:: Problem details ::
Quote the records exactly, starting at the first line and stopping after the line with "const yTicksA = [-2, 0, 2, 4, 6];"; skip the pictures.

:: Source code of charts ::
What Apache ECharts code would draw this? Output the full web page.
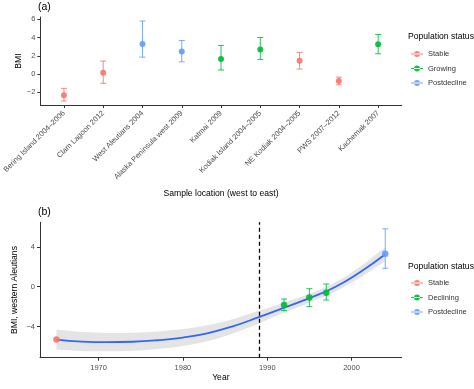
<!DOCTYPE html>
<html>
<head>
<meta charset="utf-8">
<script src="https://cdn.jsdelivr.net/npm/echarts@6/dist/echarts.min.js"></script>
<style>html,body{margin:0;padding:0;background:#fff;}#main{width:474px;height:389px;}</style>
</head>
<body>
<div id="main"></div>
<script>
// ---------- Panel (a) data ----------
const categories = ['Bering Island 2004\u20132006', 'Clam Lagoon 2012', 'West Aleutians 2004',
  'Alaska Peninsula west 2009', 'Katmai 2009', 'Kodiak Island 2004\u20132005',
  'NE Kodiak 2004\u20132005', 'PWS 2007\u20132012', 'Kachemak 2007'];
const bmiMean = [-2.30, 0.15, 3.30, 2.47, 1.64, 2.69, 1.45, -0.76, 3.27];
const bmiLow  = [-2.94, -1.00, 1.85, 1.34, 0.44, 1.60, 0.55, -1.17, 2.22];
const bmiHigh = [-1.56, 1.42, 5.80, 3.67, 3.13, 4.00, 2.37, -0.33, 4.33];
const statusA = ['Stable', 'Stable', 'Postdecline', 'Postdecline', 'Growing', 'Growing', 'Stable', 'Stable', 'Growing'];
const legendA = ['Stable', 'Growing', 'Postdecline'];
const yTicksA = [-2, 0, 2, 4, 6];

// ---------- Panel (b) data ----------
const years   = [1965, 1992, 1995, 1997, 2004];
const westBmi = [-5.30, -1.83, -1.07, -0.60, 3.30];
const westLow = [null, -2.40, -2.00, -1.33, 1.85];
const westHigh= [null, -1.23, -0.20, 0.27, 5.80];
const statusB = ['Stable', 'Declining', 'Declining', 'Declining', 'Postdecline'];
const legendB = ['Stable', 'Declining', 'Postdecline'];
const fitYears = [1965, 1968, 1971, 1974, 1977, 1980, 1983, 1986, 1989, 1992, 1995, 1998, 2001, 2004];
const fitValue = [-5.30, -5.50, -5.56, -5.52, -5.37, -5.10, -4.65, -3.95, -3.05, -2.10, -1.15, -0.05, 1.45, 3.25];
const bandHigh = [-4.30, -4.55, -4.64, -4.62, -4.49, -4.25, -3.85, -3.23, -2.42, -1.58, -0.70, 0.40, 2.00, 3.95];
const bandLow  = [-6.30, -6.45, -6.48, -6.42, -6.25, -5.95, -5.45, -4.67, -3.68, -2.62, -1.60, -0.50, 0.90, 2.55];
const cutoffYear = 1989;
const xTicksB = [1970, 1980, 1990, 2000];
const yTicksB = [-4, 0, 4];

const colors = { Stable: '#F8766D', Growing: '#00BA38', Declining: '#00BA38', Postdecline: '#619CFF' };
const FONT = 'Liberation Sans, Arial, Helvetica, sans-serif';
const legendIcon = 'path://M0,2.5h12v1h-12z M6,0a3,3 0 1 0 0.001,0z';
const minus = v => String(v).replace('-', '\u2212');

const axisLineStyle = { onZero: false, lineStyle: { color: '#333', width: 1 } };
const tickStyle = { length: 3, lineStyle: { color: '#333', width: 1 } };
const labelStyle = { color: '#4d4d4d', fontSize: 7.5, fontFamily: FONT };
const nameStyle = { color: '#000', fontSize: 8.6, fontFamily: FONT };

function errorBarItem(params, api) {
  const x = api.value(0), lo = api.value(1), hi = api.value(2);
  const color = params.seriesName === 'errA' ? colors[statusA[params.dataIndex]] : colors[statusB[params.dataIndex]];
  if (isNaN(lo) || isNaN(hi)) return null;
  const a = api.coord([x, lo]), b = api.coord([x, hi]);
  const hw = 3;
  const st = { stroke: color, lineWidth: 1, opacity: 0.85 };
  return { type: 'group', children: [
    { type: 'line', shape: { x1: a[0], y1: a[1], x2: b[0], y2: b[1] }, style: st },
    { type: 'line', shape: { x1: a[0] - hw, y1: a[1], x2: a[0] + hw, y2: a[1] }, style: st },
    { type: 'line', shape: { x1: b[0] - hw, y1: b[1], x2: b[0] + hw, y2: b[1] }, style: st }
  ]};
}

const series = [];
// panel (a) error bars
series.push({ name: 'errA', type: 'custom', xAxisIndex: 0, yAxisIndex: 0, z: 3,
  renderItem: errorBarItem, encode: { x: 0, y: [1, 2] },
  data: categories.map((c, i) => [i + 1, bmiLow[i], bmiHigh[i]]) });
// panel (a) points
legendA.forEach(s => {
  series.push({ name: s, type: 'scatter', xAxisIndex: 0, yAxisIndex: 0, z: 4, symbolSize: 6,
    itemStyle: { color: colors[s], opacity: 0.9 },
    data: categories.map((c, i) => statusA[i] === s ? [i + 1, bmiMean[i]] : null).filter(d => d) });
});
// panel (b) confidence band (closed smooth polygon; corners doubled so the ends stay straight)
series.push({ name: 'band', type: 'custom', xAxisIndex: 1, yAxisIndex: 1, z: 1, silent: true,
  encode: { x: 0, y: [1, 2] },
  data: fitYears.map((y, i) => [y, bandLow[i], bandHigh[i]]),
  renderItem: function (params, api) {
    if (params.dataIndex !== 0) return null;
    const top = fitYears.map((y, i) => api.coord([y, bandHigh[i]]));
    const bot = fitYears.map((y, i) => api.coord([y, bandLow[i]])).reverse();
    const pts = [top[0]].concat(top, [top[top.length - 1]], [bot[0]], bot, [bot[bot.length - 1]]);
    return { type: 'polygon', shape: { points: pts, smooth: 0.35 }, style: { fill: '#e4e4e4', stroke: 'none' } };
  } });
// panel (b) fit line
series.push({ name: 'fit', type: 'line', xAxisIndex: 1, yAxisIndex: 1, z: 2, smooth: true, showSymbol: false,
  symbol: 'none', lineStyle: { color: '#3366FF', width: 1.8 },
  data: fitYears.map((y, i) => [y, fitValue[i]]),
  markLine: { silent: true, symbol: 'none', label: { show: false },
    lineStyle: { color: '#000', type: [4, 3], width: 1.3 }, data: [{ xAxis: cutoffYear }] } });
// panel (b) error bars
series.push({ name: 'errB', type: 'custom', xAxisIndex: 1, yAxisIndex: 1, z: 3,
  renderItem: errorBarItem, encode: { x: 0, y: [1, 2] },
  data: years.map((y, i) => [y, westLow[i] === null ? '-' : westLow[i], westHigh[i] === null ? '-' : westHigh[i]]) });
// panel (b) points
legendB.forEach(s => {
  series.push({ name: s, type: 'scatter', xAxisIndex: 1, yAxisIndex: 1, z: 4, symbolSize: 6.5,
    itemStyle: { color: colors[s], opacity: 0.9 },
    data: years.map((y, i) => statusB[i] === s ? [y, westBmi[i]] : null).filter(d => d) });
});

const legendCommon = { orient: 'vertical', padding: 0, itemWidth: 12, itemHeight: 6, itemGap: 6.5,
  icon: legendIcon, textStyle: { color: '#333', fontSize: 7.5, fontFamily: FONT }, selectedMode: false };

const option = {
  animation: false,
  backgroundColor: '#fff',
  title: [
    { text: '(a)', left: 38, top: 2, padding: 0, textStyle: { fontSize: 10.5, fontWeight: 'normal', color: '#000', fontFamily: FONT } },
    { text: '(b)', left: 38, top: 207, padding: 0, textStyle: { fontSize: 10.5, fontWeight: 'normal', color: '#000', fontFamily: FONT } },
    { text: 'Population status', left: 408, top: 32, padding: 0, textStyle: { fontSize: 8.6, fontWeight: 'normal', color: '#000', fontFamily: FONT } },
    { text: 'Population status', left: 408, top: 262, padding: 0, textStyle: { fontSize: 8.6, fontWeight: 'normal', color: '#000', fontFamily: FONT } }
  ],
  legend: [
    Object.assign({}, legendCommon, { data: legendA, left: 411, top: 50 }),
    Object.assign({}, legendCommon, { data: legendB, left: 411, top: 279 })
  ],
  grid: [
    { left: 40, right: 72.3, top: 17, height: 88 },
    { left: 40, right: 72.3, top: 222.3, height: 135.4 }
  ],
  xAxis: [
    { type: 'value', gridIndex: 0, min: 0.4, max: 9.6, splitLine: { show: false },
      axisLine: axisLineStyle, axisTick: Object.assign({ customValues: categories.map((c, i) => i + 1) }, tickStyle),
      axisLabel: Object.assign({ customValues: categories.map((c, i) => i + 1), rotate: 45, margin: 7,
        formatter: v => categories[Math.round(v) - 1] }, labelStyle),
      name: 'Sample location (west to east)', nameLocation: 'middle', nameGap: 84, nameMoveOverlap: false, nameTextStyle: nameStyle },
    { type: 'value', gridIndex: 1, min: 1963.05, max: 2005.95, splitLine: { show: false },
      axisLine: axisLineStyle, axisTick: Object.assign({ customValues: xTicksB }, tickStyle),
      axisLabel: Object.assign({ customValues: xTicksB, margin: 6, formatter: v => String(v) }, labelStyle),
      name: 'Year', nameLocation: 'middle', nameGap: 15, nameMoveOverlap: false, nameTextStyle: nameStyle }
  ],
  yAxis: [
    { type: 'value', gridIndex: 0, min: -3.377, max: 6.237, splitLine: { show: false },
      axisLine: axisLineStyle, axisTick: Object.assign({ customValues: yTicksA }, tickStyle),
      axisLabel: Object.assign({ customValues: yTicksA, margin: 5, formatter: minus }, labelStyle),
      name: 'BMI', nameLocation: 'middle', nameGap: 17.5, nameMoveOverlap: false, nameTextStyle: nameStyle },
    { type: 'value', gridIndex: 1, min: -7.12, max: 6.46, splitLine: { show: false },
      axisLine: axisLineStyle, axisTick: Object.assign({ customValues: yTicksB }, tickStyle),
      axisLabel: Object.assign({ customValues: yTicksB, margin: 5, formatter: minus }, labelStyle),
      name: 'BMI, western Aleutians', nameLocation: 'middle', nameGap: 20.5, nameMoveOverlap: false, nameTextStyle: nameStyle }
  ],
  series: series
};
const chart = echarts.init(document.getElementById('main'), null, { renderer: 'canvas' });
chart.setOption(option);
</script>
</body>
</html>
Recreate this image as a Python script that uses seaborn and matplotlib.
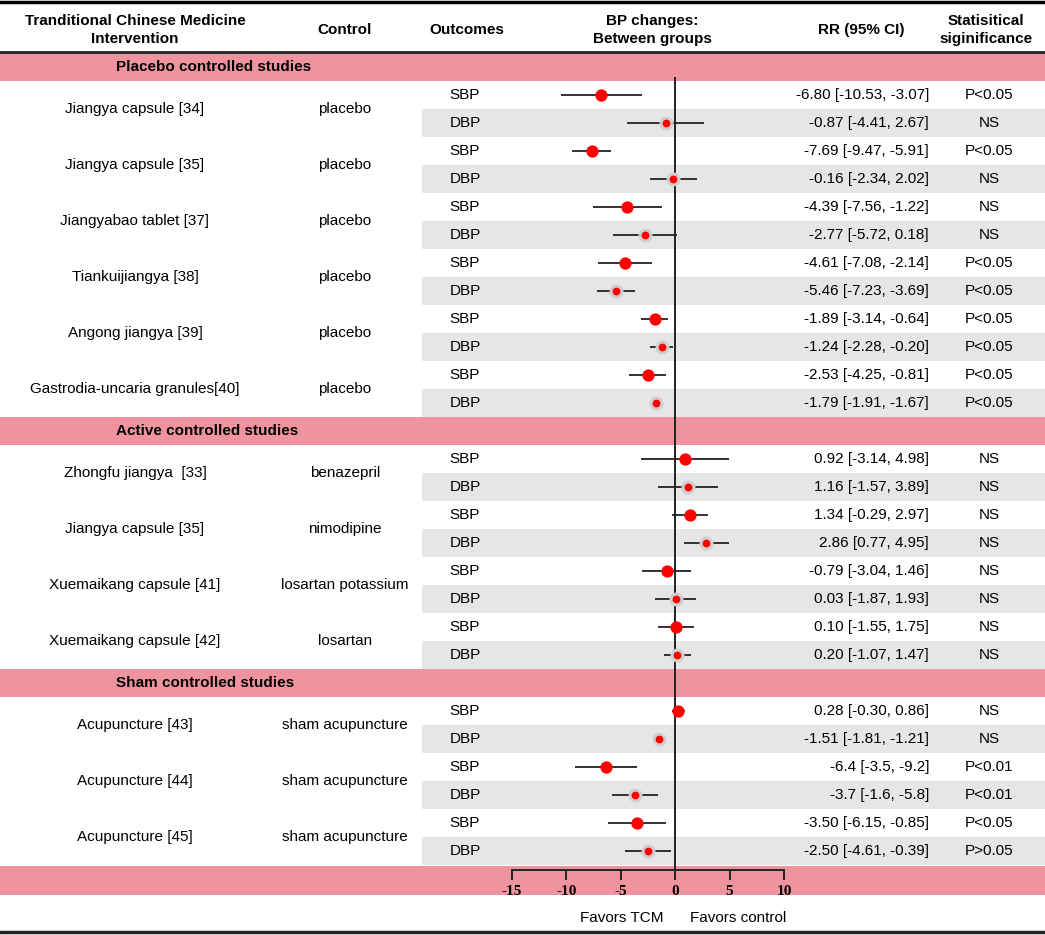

:: Answer to this task ::
What Apache ECharts code would draw this? Output the full web page.
<!DOCTYPE html>
<html>
<head>
<meta charset="utf-8">
<script src="https://cdn.jsdelivr.net/npm/echarts@6/dist/echarts.min.js"></script>
<style>html,body{margin:0;padding:0;background:#fff;}#main{width:474px;height:389px;}</style>
</head>
<body>
<div id="main"></div>
<script>
// ---------- Panel (a) data ----------
const categories = ['Bering Island 2004\u20132006', 'Clam Lagoon 2012', 'West Aleutians 2004',
  'Alaska Peninsula west 2009', 'Katmai 2009', 'Kodiak Island 2004\u20132005',
  'NE Kodiak 2004\u20132005', 'PWS 2007\u20132012', 'Kachemak 2007'];
const bmiMean = [-2.30, 0.15, 3.30, 2.47, 1.64, 2.69, 1.45, -0.76, 3.27];
const bmiLow  = [-2.94, -1.00, 1.85, 1.34, 0.44, 1.60, 0.55, -1.17, 2.22];
const bmiHigh = [-1.56, 1.42, 5.80, 3.67, 3.13, 4.00, 2.37, -0.33, 4.33];
const statusA = ['Stable', 'Stable', 'Postdecline', 'Postdecline', 'Growing', 'Growing', 'Stable', 'Stable', 'Growing'];
const legendA = ['Stable', 'Growing', 'Postdecline'];
const yTicksA = [-2, 0, 2, 4, 6];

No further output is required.